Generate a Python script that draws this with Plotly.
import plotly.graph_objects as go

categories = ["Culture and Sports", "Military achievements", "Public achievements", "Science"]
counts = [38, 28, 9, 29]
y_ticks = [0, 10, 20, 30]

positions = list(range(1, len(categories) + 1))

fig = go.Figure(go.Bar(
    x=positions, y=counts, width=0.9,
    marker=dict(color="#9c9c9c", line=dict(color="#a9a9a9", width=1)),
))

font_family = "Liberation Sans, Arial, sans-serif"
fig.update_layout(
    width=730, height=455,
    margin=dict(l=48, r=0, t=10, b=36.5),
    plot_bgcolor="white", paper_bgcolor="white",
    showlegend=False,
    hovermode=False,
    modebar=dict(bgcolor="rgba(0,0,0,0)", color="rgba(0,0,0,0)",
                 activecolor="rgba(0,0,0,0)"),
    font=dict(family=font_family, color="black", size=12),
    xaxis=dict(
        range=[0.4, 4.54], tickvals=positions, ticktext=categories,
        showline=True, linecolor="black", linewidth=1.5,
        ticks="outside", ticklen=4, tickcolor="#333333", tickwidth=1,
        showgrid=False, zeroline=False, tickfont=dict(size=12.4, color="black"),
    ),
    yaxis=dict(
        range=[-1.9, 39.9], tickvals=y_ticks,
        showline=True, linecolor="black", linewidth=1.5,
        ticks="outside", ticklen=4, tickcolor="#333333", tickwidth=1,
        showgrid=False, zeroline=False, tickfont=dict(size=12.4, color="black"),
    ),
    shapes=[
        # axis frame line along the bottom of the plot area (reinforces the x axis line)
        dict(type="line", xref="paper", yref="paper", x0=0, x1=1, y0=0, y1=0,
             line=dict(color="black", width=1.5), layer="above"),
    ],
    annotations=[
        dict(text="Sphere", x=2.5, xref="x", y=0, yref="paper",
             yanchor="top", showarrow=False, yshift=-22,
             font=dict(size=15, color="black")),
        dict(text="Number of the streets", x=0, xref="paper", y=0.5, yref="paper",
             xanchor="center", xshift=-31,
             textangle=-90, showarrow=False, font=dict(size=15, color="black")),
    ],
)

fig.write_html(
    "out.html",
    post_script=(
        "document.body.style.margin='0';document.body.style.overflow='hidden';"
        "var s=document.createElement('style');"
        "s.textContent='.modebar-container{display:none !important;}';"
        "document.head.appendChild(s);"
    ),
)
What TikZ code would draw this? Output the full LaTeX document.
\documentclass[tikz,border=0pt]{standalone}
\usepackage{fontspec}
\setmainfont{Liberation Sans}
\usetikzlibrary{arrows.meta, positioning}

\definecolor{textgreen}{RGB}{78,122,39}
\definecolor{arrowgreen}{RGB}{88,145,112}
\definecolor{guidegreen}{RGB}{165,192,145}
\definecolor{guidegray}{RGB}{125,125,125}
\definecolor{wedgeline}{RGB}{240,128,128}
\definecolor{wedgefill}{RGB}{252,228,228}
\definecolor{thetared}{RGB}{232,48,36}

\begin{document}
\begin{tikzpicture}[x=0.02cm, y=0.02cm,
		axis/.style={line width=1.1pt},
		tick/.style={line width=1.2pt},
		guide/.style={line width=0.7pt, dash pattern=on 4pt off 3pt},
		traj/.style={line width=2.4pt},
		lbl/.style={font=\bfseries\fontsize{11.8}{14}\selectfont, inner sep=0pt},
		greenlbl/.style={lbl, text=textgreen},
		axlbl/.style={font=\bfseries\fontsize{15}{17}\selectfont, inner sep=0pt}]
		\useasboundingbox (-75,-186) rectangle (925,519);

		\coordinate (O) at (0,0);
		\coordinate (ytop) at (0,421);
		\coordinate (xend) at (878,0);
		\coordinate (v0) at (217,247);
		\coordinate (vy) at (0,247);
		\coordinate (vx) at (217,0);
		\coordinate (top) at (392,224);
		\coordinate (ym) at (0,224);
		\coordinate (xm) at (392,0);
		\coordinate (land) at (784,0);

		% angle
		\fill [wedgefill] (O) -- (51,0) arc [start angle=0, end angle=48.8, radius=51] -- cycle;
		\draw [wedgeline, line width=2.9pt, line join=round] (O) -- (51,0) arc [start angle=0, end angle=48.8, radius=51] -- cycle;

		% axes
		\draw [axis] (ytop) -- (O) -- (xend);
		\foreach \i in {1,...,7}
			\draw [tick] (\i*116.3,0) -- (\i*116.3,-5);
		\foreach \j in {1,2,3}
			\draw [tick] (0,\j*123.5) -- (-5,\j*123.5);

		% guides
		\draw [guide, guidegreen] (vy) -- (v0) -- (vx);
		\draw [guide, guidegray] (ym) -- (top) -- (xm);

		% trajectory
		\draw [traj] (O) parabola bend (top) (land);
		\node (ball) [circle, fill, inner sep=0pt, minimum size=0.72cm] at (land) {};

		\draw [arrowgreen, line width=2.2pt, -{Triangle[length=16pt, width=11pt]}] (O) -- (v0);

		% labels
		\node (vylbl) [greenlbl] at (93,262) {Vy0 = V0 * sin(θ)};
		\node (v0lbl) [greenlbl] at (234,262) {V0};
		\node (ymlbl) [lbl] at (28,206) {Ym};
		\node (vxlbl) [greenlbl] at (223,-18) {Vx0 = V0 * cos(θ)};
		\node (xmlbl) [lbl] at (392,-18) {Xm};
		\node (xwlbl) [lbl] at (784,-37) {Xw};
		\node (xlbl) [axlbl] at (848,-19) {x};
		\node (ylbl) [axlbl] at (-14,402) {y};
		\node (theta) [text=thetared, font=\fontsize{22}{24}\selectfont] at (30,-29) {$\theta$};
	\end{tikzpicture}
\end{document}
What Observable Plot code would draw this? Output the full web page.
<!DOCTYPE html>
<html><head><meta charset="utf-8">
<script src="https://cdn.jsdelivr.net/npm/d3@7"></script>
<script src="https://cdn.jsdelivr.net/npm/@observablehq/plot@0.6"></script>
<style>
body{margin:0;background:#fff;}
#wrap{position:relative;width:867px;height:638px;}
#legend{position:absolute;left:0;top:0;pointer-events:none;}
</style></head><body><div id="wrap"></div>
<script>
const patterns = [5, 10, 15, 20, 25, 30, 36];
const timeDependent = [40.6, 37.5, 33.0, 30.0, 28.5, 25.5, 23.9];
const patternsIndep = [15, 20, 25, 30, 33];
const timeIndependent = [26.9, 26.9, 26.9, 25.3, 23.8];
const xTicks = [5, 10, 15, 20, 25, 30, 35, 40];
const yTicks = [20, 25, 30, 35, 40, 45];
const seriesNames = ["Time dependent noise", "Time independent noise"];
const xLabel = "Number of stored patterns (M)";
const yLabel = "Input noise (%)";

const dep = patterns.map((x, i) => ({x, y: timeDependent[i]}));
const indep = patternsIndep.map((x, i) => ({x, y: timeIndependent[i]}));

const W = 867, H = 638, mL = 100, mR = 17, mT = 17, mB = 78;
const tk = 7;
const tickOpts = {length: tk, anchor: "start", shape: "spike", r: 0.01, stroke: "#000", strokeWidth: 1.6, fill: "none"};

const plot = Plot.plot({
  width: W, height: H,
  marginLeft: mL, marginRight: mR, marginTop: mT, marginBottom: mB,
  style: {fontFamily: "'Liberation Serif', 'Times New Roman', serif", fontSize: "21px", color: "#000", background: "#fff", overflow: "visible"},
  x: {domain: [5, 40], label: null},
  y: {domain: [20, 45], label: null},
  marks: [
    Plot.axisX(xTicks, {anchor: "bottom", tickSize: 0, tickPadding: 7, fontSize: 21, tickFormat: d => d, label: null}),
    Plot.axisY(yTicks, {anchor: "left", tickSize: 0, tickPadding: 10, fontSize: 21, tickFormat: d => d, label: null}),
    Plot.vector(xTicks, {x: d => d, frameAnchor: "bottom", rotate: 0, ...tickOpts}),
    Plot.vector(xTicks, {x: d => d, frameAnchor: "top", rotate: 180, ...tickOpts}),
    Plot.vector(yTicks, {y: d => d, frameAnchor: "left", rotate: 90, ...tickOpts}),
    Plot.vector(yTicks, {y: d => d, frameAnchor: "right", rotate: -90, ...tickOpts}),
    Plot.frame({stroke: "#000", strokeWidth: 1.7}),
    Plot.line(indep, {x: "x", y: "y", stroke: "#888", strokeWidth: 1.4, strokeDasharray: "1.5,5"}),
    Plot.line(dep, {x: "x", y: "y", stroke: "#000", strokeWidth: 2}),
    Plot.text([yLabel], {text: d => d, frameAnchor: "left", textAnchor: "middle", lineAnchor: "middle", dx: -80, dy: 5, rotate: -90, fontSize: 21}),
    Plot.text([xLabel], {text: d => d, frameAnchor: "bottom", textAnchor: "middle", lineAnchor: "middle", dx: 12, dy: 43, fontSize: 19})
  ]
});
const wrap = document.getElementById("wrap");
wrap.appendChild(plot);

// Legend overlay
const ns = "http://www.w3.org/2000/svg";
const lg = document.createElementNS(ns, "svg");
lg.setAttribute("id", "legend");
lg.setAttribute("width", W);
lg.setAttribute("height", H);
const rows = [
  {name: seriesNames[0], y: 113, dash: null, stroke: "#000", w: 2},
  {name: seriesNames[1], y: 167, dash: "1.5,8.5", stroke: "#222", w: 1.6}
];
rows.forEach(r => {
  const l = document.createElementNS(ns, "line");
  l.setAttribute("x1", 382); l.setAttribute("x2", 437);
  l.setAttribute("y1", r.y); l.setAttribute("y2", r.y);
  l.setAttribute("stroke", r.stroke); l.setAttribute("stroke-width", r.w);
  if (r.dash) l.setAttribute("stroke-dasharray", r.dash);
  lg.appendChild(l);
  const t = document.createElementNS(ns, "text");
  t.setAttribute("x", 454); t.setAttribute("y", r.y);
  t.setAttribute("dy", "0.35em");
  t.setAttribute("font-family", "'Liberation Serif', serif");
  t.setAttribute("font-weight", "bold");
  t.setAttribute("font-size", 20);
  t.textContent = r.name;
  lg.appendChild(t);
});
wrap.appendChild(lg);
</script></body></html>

--

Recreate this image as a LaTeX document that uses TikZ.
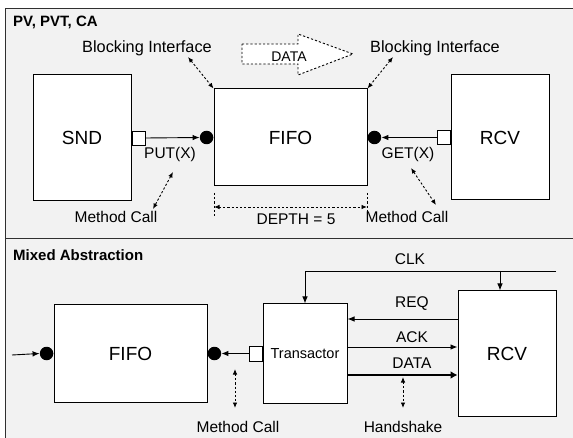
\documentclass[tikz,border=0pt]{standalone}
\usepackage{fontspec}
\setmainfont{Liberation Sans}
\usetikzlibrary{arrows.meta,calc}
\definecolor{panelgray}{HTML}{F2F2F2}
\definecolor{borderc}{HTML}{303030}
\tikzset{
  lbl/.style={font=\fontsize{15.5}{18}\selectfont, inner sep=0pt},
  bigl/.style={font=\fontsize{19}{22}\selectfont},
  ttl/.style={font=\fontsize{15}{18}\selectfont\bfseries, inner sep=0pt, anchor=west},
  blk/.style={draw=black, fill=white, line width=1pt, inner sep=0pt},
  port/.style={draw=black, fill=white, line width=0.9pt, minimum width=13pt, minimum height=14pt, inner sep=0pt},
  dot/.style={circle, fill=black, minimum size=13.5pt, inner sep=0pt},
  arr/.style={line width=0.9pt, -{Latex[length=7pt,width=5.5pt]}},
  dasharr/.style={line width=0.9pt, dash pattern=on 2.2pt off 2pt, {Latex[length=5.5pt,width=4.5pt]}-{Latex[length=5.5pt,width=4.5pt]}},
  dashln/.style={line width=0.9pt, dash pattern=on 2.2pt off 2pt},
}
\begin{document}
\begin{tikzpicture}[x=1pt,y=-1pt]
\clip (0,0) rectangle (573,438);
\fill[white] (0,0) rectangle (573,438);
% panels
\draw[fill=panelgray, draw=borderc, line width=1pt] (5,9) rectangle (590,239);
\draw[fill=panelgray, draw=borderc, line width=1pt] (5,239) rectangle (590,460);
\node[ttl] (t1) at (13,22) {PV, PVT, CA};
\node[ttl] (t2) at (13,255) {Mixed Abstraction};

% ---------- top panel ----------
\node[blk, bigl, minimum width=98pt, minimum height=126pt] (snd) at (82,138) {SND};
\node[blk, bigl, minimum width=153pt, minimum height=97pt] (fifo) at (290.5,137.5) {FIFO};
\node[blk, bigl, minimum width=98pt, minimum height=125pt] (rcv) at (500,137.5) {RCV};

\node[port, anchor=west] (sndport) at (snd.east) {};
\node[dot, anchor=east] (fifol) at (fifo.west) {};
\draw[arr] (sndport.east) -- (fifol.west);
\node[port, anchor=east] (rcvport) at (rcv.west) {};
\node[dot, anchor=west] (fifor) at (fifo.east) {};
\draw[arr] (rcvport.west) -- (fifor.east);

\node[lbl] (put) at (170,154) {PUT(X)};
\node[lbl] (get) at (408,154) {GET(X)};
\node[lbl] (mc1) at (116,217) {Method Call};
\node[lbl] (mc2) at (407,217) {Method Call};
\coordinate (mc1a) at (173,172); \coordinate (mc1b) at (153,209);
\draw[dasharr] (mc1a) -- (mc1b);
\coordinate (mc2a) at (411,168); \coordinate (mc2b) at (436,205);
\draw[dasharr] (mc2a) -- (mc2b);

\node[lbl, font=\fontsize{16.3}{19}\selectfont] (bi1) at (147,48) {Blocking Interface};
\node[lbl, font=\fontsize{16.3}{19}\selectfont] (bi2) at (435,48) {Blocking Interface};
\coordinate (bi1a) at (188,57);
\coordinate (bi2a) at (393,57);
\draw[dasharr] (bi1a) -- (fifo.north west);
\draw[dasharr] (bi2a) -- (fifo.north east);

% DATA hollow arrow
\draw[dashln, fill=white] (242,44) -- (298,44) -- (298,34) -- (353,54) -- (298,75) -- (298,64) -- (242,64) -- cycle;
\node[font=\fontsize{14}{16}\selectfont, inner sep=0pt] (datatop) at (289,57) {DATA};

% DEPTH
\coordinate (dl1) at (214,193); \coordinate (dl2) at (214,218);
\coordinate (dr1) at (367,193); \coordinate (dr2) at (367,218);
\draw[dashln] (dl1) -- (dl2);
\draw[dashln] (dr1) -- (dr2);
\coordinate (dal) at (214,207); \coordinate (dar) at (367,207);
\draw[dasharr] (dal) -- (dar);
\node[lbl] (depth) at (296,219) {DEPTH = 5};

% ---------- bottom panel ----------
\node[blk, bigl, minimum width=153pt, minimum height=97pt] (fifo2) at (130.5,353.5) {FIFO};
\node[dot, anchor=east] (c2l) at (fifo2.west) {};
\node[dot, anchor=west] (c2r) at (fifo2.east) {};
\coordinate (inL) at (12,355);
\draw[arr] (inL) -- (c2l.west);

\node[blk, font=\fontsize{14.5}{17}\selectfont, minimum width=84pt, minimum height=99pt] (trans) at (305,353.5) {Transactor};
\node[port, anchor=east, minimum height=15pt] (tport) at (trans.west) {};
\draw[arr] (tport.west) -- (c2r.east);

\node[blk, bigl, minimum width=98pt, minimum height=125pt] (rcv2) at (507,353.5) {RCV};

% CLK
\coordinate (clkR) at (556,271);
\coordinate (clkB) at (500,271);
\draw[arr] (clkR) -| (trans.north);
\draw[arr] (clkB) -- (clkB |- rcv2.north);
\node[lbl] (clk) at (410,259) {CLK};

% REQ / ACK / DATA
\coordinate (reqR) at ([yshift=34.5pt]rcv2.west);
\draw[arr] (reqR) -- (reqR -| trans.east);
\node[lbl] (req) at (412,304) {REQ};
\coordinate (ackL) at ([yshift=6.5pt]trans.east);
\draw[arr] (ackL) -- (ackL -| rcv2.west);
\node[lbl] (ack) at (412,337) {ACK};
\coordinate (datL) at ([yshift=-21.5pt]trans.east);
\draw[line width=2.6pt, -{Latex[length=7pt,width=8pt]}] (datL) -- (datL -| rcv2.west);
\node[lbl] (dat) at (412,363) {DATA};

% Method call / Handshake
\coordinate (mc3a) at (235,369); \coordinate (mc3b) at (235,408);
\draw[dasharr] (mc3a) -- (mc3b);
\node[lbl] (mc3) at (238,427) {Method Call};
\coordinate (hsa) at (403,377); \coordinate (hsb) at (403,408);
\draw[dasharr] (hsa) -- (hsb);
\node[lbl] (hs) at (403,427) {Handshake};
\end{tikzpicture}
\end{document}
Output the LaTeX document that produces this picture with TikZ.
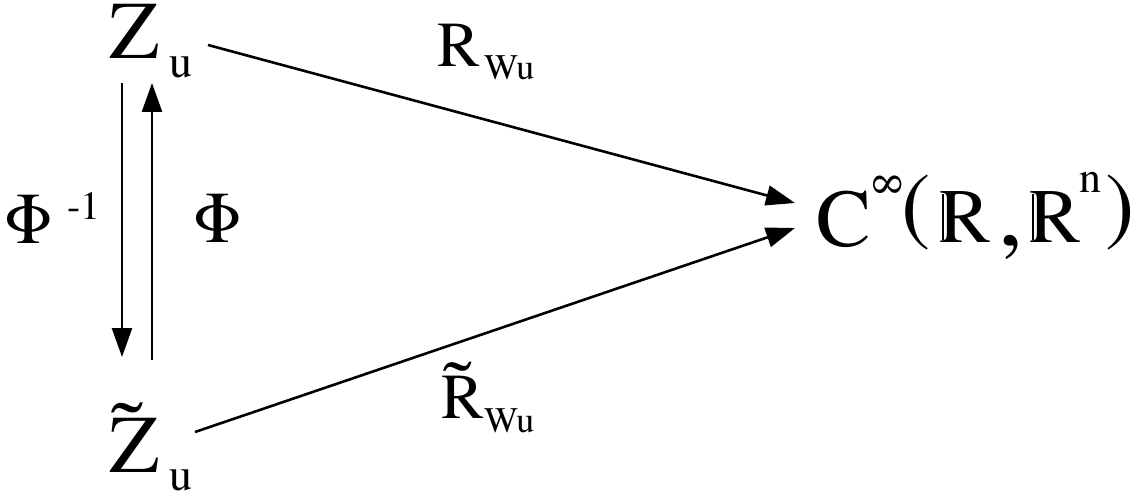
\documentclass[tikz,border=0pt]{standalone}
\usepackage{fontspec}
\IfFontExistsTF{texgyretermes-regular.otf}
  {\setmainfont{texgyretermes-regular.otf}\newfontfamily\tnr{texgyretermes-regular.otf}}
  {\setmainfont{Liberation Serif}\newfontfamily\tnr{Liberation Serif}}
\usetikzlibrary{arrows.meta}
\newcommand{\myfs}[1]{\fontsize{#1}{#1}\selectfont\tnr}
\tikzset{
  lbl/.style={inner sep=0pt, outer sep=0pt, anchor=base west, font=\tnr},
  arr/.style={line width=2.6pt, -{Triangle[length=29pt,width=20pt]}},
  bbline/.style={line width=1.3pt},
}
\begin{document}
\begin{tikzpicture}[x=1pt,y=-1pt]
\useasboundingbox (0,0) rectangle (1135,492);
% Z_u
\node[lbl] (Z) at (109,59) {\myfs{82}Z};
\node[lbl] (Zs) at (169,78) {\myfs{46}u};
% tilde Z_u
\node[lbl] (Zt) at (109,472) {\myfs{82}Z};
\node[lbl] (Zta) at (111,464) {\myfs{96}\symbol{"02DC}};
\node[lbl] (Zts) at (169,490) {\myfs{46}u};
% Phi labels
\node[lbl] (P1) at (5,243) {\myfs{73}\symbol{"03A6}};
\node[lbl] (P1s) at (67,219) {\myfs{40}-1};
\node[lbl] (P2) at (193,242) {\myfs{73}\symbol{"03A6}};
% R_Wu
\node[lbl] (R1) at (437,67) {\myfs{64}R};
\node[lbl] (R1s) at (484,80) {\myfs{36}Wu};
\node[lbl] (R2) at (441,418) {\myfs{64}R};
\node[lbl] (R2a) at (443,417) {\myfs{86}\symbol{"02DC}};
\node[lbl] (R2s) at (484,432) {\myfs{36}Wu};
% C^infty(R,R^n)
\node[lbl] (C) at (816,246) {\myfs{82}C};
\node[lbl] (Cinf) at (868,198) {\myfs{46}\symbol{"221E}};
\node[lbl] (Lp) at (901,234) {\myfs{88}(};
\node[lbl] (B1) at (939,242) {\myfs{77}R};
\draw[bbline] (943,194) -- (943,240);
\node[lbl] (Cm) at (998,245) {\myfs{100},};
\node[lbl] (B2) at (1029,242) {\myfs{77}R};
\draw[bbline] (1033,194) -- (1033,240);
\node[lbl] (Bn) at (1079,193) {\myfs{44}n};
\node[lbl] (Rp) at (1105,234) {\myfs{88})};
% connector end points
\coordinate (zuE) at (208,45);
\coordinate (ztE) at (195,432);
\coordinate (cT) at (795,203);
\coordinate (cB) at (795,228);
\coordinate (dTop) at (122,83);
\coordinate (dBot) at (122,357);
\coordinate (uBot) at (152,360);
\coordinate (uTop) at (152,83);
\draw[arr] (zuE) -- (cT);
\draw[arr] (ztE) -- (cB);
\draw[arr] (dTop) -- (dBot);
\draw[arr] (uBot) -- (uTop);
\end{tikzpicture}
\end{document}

[Set exercise]
Within the listing above, locate the line containing "Generate a Python" and the line containing "positions = list(range(1, len(categories)". Reproduce those two lines and all lines between them exactly, with nothing added.

[Result below]
Generate a Python script that draws this with Plotly.
import plotly.graph_objects as go

categories = ["Culture and Sports", "Military achievements", "Public achievements", "Science"]
counts = [38, 28, 9, 29]
y_ticks = [0, 10, 20, 30]

positions = list(range(1, len(categories) + 1))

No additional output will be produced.